Once your record is expunged, consumer reporting agencies should not include it on background checks. The Consumer Financial Protection Bureau issued guidance in 2024 stating that reporting agencies should not report expunged or sealed criminal records. In practice, though, third-party databases sometimes retain old information scraped before the expungement order took effect. If an expunged charge shows up on a background check, you may need to provide a copy of the expungement order directly to the reporting agency or the employer.
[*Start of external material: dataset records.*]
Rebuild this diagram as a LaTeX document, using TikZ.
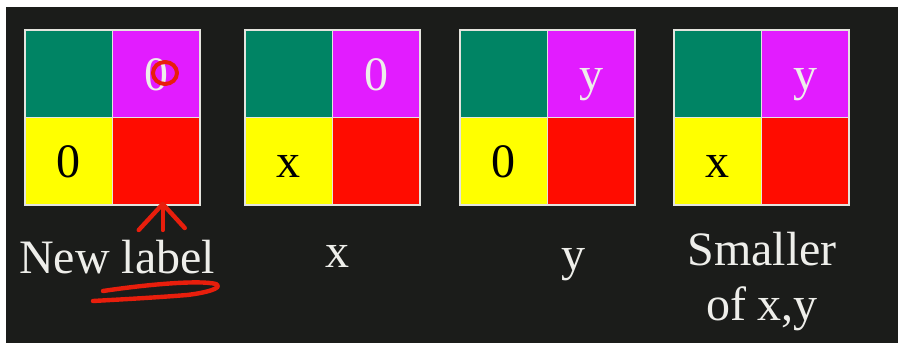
\documentclass[tikz,border=0pt]{standalone}
\usepackage{fontspec}
\setmainfont{Liberation Serif}
\usetikzlibrary{calc}
\definecolor{bg}{RGB}{27,28,26}
\definecolor{cgreen}{RGB}{0,132,100}
\definecolor{cmag}{RGB}{226,28,255}
\definecolor{cyel}{RGB}{255,255,0}
\definecolor{cred}{RGB}{255,12,0}
\definecolor{cline}{RGB}{228,228,222}
\definecolor{ctext}{RGB}{238,238,234}
\definecolor{pen}{RGB}{232,30,12}
\begin{document}
\begin{tikzpicture}[x=1pt,y=-1pt,
  cell/.style={draw=cline, line width=1.2pt, minimum width=87.5pt, minimum height=87.5pt,
    inner sep=0pt, outer sep=0pt, anchor=north west, font=\fontsize{48}{52}\selectfont,
    text height=33pt, text depth=0pt},
  gcell/.style={cell, fill=cgreen},
  mcell/.style={cell, fill=cmag, text=ctext},
  ycell/.style={cell, fill=cyel, text=black},
  rcell/.style={cell, fill=cred},
  lab/.style={anchor=base, text=ctext, inner sep=0pt, font=\fontsize{48}{52}\selectfont},
  penline/.style={draw=pen, line width=4.4pt, line cap=round, line join=round}]
\fill[white] (0,0) rectangle (898,343);
\fill[bg] (6,7) rectangle (898,343);
% box 1
\node[gcell] (g1) at (25,30) {};
\node[mcell] (m1) at (g1.north east) {0};
\node[ycell] (y1) at (g1.south west) {0};
\node[rcell] (r1) at (g1.south east) {};
% box 2
\node[gcell] (g2) at (245,30) {};
\node[mcell] (m2) at (g2.north east) {0};
\node[ycell] (y2) at (g2.south west) {x};
\node[rcell] (r2) at (g2.south east) {};
% box 3
\node[gcell] (g3) at (460,30) {};
\node[mcell] (m3) at (g3.north east) {y};
\node[ycell] (y3) at (g3.south west) {0};
\node[rcell] (r3) at (g3.south east) {};
% box 4
\node[gcell] (g4) at (674,30) {};
\node[mcell] (m4) at (g4.north east) {y};
\node[ycell] (y4) at (g4.south west) {x};
\node[rcell] (r4) at (g4.south east) {};
% labels
\node[lab] (l1) at (117,273) {New label};
\node[lab] (l2) at (337,267) {x};
\node[lab] (l3) at (573,270) {y};
\node[lab] (l4a) at (762,265) {Smaller};
\node[lab] (l4b) at (762,320) {of x,y};
% hand-drawn marks
\draw[penline, line width=4pt] (165,73) ellipse (12pt and 11pt);
\coordinate (tip) at ($(r1.south)+(6.5,-1)$);
\coordinate (stem) at ($(tip)+(0,26)$);
\coordinate (lb) at ($(tip)+(-24,26)$);
\coordinate (rb) at ($(tip)+(22,24)$);
\draw[penline] (stem) -- (tip);
\draw[penline] (lb) -- (tip) -- (rb);
\draw[penline] (103,291) .. controls (150,284) and (200,280) .. (216,284)
  .. controls (224,288) and (205,293) .. (187,295)
  .. controls (150,298) and (110,300) .. (93,301);
\end{tikzpicture}
\end{document}
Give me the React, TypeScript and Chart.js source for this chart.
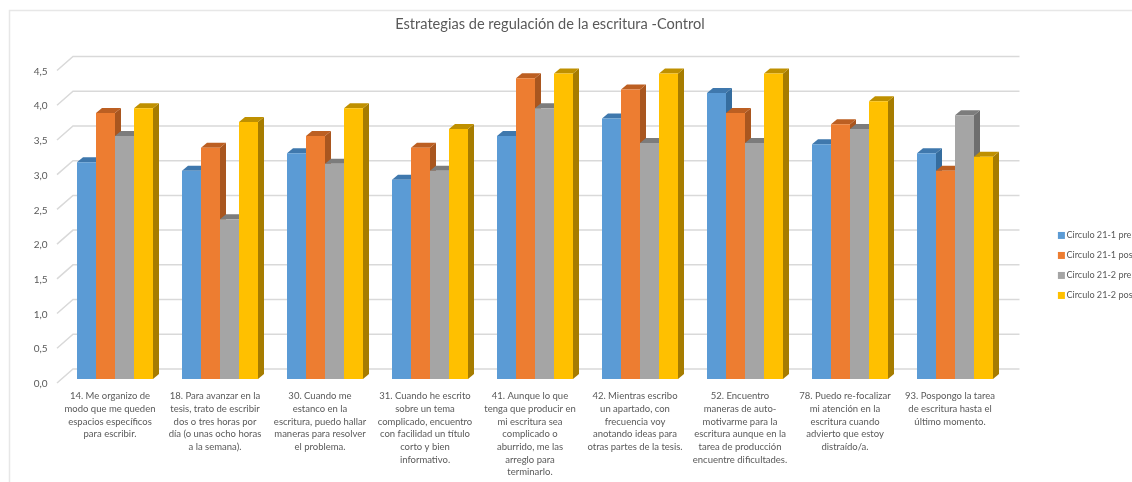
import React, { useEffect, useRef } from "react";
import { Chart, registerables } from "chart.js";

Chart.register(...registerables);

const titleText = "Estrategias de regulación de la escritura -Control";
const categories: string[][] = [
  ["14. Me organizo de", "modo que me queden", "espacios específicos", "para escribir."],
  ["18. Para avanzar en la", "tesis, trato de escribir", "dos o tres horas por", "día (o unas ocho horas", "a la semana)."],
  ["30. Cuando me", "estanco en la", "escritura, puedo hallar", "maneras para resolver", "el problema."],
  ["31. Cuando he escrito", "sobre un tema", "complicado, encuentro", "con facilidad un título", "corto y bien", "informativo."],
  ["41. Aunque lo que", "tenga que producir en", "mi escritura sea", "complicado o", "aburrido, me las", "arreglo para", "terminarlo."],
  ["42. Mientras escribo", "un apartado, con", "frecuencia voy", "anotando ideas para", "otras partes de la tesis."],
  ["52. Encuentro", "maneras de auto-", "motivarme para la", "escritura aunque en la", "tarea de producción", "encuentre dificultades."],
  ["78. Puedo re-focalizar", "mi atención en la", "escritura cuando", "advierto que estoy", "distraído/a."],
  ["93. Pospongo la tarea", "de escritura hasta el", "último momento."],
];
const pre211 = [3.12, 3.0, 3.25, 2.87, 3.5, 3.75, 4.12, 3.38, 3.25];
const pos211 = [3.83, 3.33, 3.5, 3.33, 4.33, 4.17, 3.83, 3.67, 3.0];
const pre212 = [3.5, 2.3, 3.1, 3.0, 3.9, 3.4, 3.4, 3.6, 3.8];
const pos212 = [3.9, 3.7, 3.9, 3.6, 4.4, 4.4, 4.4, 4.0, 3.2];

const seriesNames = ["Circulo 21-1 pre", "Circulo 21-1 pos", "Circulo 21-2 pre", "Circulo 21-2 pos"];
const frontColors = ["#5B9BD5", "#ED7D31", "#A5A5A5", "#FFC000"];
const sideColors = ["#356D9F", "#A9561F", "#6E6E6E", "#A67C00"];
const topColors = ["#3F78AD", "#BC5F22", "#7C7C7C", "#BF9000"];

const FONT = "Lato, Carlito, sans-serif";
const BAR_DX = 6;
const BAR_DY = 5;
const WALL_DX = 16;
const WALL_DY = -14;
const WALL_RIGHT = 1019.5;
const FRONT_SHIFT = 4;

const poly = (ctx: CanvasRenderingContext2D, pts: number[][], color: string) => {
  ctx.fillStyle = color;
  ctx.beginPath();
  pts.forEach(([px, py], i) => (i ? ctx.lineTo(px, py) : ctx.moveTo(px, py)));
  ctx.closePath();
  ctx.fill();
};

const depthPlugin = {
  id: "depth3d",
  beforeLayout(chart: any) {
    const l = chart.legend;
    if (l && !l.__wrapped) {
      l.__wrapped = true;
      const fit = l.fit;
      l.fit = function () {
        fit.call(this);
        this.width = 124.5;
      };
    }
  },
  afterLayout(chart: any) {
    const t = chart.titleBlock;
    if (t) {
      t.left = 0;
      t.right = 1100;
    }
    const l = chart.legend;
    if (l) {
      l.left = 1050;
      l.right = 1132;
      l.top = 220;
      l.bottom = 340;
    }
  },
  beforeDatasetsDraw(chart: any) {
    const { ctx, scales } = chart;
    const yScale = scales.y;
    const left = scales.x.left;
    ctx.save();
    ctx.strokeStyle = "#E7E7E7";
    ctx.lineWidth = 1.5;
    ctx.beginPath();
    ctx.moveTo(9.5, 482);
    ctx.lineTo(9.5, 10.5);
    ctx.lineTo(1132, 10.5);
    ctx.stroke();
    ctx.strokeStyle = "#D9D9D9";
    yScale.ticks.forEach((_t: any, i: number) => {
      const py = yScale.getPixelForTick(i) + FRONT_SHIFT;
      const fx = left - 5.5;
      ctx.beginPath();
      ctx.moveTo(fx, py);
      ctx.lineTo(fx + WALL_DX, py + WALL_DY);
      ctx.lineTo(WALL_RIGHT, py + WALL_DY);
      ctx.stroke();
    });
    chart.data.datasets.forEach((_d: any, di: number) => {
      chart.getDatasetMeta(di).data.forEach((bar: any) => {
        const x0 = bar.x - bar.width / 2;
        const x1 = bar.x + bar.width / 2;
        poly(ctx, [[x1, bar.y], [x1 + BAR_DX, bar.y - BAR_DY], [x1 + BAR_DX, bar.base - BAR_DY], [x1, bar.base]], sideColors[di]);
        poly(ctx, [[x0, bar.y], [x0 + BAR_DX, bar.y - BAR_DY], [x1 + BAR_DX, bar.y - BAR_DY], [x1, bar.y]], topColors[di]);
      });
    });
    ctx.restore();
  },
};

export default function App() {
  const ref = useRef<HTMLCanvasElement>(null);
  useEffect(() => {
    document.body.style.margin = "0";
    const values = [pre211, pos211, pre212, pos212];
    const chart = new Chart(ref.current!, {
      type: "bar",
      data: {
        labels: categories,
        datasets: values.map((data, i) => ({
          label: seriesNames[i],
          data,
          backgroundColor: frontColors[i],
          borderWidth: 0,
          categoryPercentage: 76 / 105,
          barPercentage: 1,
        })),
      },
      options: {
        animation: false,
        responsive: false,
        layout: { padding: 0 },
        plugins: {
          title: {
            display: true,
            text: titleText,
            color: "#595959",
            font: { family: FONT, size: 14.6, weight: "normal" },
            padding: { top: 15.5, bottom: 33.5 },
          },
          legend: {
            display: true,
            position: "right",
            align: "start",
            labels: {
              boxWidth: 1,
              boxHeight: 1,
              padding: 10.9,
              color: "#595959",
              font: { family: FONT, size: 9.1 },
              generateLabels: (c: any) =>
                (Chart.defaults.plugins.legend.labels as any).generateLabels(c).map((item: any, i: number) => ({
                  ...item,
                  strokeStyle: frontColors[i],
                  lineWidth: 6,
                })),
            },
          },
          tooltip: { enabled: false },
        },
        scales: {
          x: {
            grid: { display: false },
            border: { display: false },
            afterFit: (s: any) => {
              s.height = 103;
            },
            ticks: {
              color: "#595959",
              font: { family: FONT, size: 9.5, lineHeight: 1.33 },
              padding: 3,
              labelOffset: -5,
              autoSkip: false,
              maxRotation: 0,
              minRotation: 0,
            },
          },
          y: {
            min: 0,
            max: 4.5,
            grid: { display: false },
            border: { display: false },
            afterFit: (s: any) => {
              s.width = 62.5;
            },
            ticks: {
              stepSize: 0.5,
              color: "#595959",
              font: { family: FONT, size: 10 },
              padding: 7,
              labelOffset: 5,
              callback: (v: any) => Number(v).toFixed(1).replace(".", ","),
            },
          },
        },
      },
      plugins: [depthPlugin],
    } as any);
    return () => chart.destroy();
  }, []);
  return <canvas ref={ref} width={1132} height={482} style={{ display: "block", background: "#fff" }} />;
}
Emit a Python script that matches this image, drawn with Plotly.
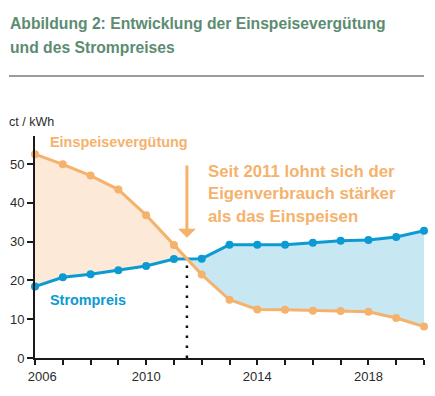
import plotly.graph_objects as go

years = list(range(2006, 2021))
einspeise = [52.5, 49.9, 47.0, 43.4, 36.8, 29.1, 21.5, 15.0, 12.5, 12.4, 12.2, 12.1, 11.9, 10.3, 8.1]
strompreis = [18.4, 20.8, 21.6, 22.6, 23.7, 25.5, 25.6, 29.2, 29.2, 29.2, 29.7, 30.2, 30.4, 31.2, 32.8]
x_tick_vals = [2006, 2010, 2014, 2018]
x_tick_text = ["\u2007\u20072006", "2010", "2014", "2018"]
y_tick_vals = [0, 10, 20, 30, 40, 50]

title_lines = ["Abbildung 2: Entwicklung der Einspeisevergütung", "und des Strompreises"]
note_lines = ["Seit 2011 lohnt sich der", "Eigenverbrauch stärker", "als das Einspeisen"]

ORANGE = "#F5B26D"
BLUE = "#0C9AD2"
PEACH = "#FDE9D8"
LBLUE = "#C7E7F3"
GREEN = "#5D8C72"
TXT = "#2B2B2B"
FONT = "Liberation Sans, Arial, Helvetica, sans-serif"

# crossover point computed from data
xc, yc, ci = None, None, None
for i in range(len(years) - 1):
    d0 = einspeise[i] - strompreis[i]
    d1 = einspeise[i + 1] - strompreis[i + 1]
    if d0 > 0 and d1 <= 0:
        t = d0 / (d0 - d1)
        xc = years[i] + t * (years[i + 1] - years[i])
        yc = einspeise[i] + t * (einspeise[i + 1] - einspeise[i])
        ci = i
        break

fig = go.Figure()

xa = years[:ci + 1] + [xc]
fig.add_trace(go.Scatter(
    x=xa + xa[::-1],
    y=einspeise[:ci + 1] + [yc] + (strompreis[:ci + 1] + [yc])[::-1],
    fill="toself", fillcolor=PEACH, line=dict(width=0), mode="lines",
    hoverinfo="skip", showlegend=False))
xb = [xc] + years[ci + 1:]
fig.add_trace(go.Scatter(
    x=xb + xb[::-1],
    y=[yc] + strompreis[ci + 1:] + ([yc] + einspeise[ci + 1:])[::-1],
    fill="toself", fillcolor=LBLUE, line=dict(width=0), mode="lines",
    hoverinfo="skip", showlegend=False))

fig.add_trace(go.Scatter(
    x=years, y=strompreis, mode="lines+markers",
    line=dict(color=BLUE, width=3), marker=dict(color=BLUE, size=8),
    cliponaxis=False, showlegend=False))
fig.add_trace(go.Scatter(
    x=years, y=einspeise, mode="lines+markers",
    line=dict(color=ORANGE, width=3), marker=dict(color=ORANGE, size=8),
    cliponaxis=False, showlegend=False))

fig.add_shape(type="line", xref="x", yref="y", x0=xc, x1=xc, y0=0, y1=yc,
              line=dict(color="#111111", width=2.5, dash="2.5px,7.5px"), layer="below")

FW, FH = 435, 396
L, R, T, B = 35, 11, 136, 38
W, H = FW - L - R, FH - T - B
def px(x):
    return (x - L) / W
def py(y):
    return (FH - B - y) / H

fig.add_shape(type="line", xref="paper", yref="paper", x0=px(9), x1=px(424),
              y0=py(76), y1=py(76), line=dict(color="#7A7A7A", width=1.5))

annotations = []
for txt, yy in zip(title_lines, [23.5, 47.5]):
    annotations.append(dict(text=f"<b>{txt}</b>", xref="paper", yref="paper",
                            x=px(8), y=py(yy), xanchor="left", yanchor="middle",
                            showarrow=False, font=dict(size=15.7, color=GREEN, family=FONT)))
annotations.append(dict(text="ct / kWh", xref="paper", yref="paper", x=px(7), y=py(122),
                        xanchor="left", yanchor="middle", showarrow=False,
                        font=dict(size=12.5, color=TXT, family=FONT)))
annotations.append(dict(text="<b>Einspeisevergütung</b>", xref="paper", yref="paper",
                        x=px(48), y=py(141.5), xanchor="left", yanchor="middle", showarrow=False,
                        font=dict(size=14.4, color=ORANGE, family=FONT)))
annotations.append(dict(text="<b>Strompreis</b>", xref="paper", yref="paper",
                        x=px(48), y=py(300), xanchor="left", yanchor="middle", showarrow=False,
                        font=dict(size=14.4, color=BLUE, family=FONT)))
for txt, yy in zip(note_lines, [171, 193, 216]):
    annotations.append(dict(text=f"<b>{txt}</b>", xref="paper", yref="paper",
                            x=px(205.5), y=py(yy), xanchor="left", yanchor="middle",
                            showarrow=False, font=dict(size=16.8, color=ORANGE, family=FONT)))
annotations.append(dict(text="", x=xc, y=31, ax=xc, ay=50, xref="x", yref="y",
                        axref="x", ayref="y", showarrow=True, arrowhead=1, arrowsize=1,
                        arrowwidth=3, arrowcolor=ORANGE))

fig.update_layout(
    width=FW, height=FH,
    margin=dict(l=L, r=R, t=T, b=B),
    paper_bgcolor="white", plot_bgcolor="white",
    font=dict(family=FONT, size=12, color=TXT),
    annotations=annotations,
    xaxis=dict(range=[2006, 2020], showgrid=False, zeroline=False, showline=True,
               linecolor="#1A1A1A", linewidth=2, ticks="outside", ticklen=5, tickwidth=2,
               tickcolor="#1A1A1A", tickvals=years,
               ticktext=[x_tick_text[x_tick_vals.index(y)] if y in x_tick_vals else "" for y in years],
               tickfont=dict(size=13, color=TXT), automargin=False),
    yaxis=dict(range=[0, 57.2], showgrid=False, zeroline=False, showline=True,
               linecolor="#1A1A1A", linewidth=2, ticks="outside", ticklen=6, tickwidth=2,
               tickcolor="#1A1A1A", tickvals=y_tick_vals, tickfont=dict(size=13, color=TXT),
               automargin=False),
)

fig.write_html("out.html", config={"displayModeBar": False},
               post_script="document.body.style.margin='0';document.body.style.overflow='hidden';")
South Carolina does not currently have a statewide “ban the box” law restricting when private employers can ask about criminal history, though legislation has been introduced. Some professional licensing applications in South Carolina may still require you to disclose a conviction even after expungement — particularly in fields like engineering, healthcare, and law enforcement. Review the specific language on any licensing application carefully before answering, because the legal consequences of a wrong answer cut both ways.